John Noakes shattered my happy childhood illusions when in an interview he told me he wished he'd never done Blue Peter. Ouch. The girl who pulled me from the climbing-frame to satisfy her own selfish desires failed to notice that in doing so she broke my arm, the cow. And the swimming teacher owes me a year of lost sleep anticipating the terror of her sadistic lessons.

These days I could sue. But while litigation is good for the bank balance it's not very good for the soul. Nor is cushion throwing. Instead embrace forgiveness - it's the new revenge.

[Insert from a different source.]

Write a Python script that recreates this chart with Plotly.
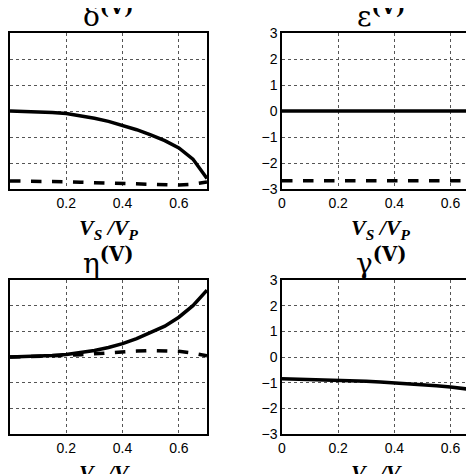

Forgiveness is such hot stuff that it has its own conference, this October - a gathering of experts and assorted victims who have forgiven their perpetrators and feel better for it. Aba Gayle, for example, who after eight years of mental suffering met with her daughter's murderer on death row. There is a picture of them side by side smiling - they might be on holiday together. It is rather a disturbing photo but, she says, forgiveness and understanding that the man was a human being too saved her after years of mental suffering. Also Kim Phuc, whose picture as a young girl running naked and screaming from a napalm attack during the Vietnam War became its enduring image. Phuc was appointed ambassador of goodwill and reconciliation for Unesco last year.

Forgiveness is not just for wet people who can't watch Tarantino films. It's scientific. Last October saw the inauguration of the Campaign for Forgiveness Research with celebrity forgivers like Archbishop Desmond Tutu and Jimmy Carter. The Campaign is funding 58 forgiveness projects at a cost of more than $10m. Dr Everett Worthington, executive director, explains that "scientists will examine what treatment helps alcoholics forgive themselves and others; what parts of the brain are activated during forgiveness; and how forgiveness could affect victims of childhood sexual and physical abuse, to name a few."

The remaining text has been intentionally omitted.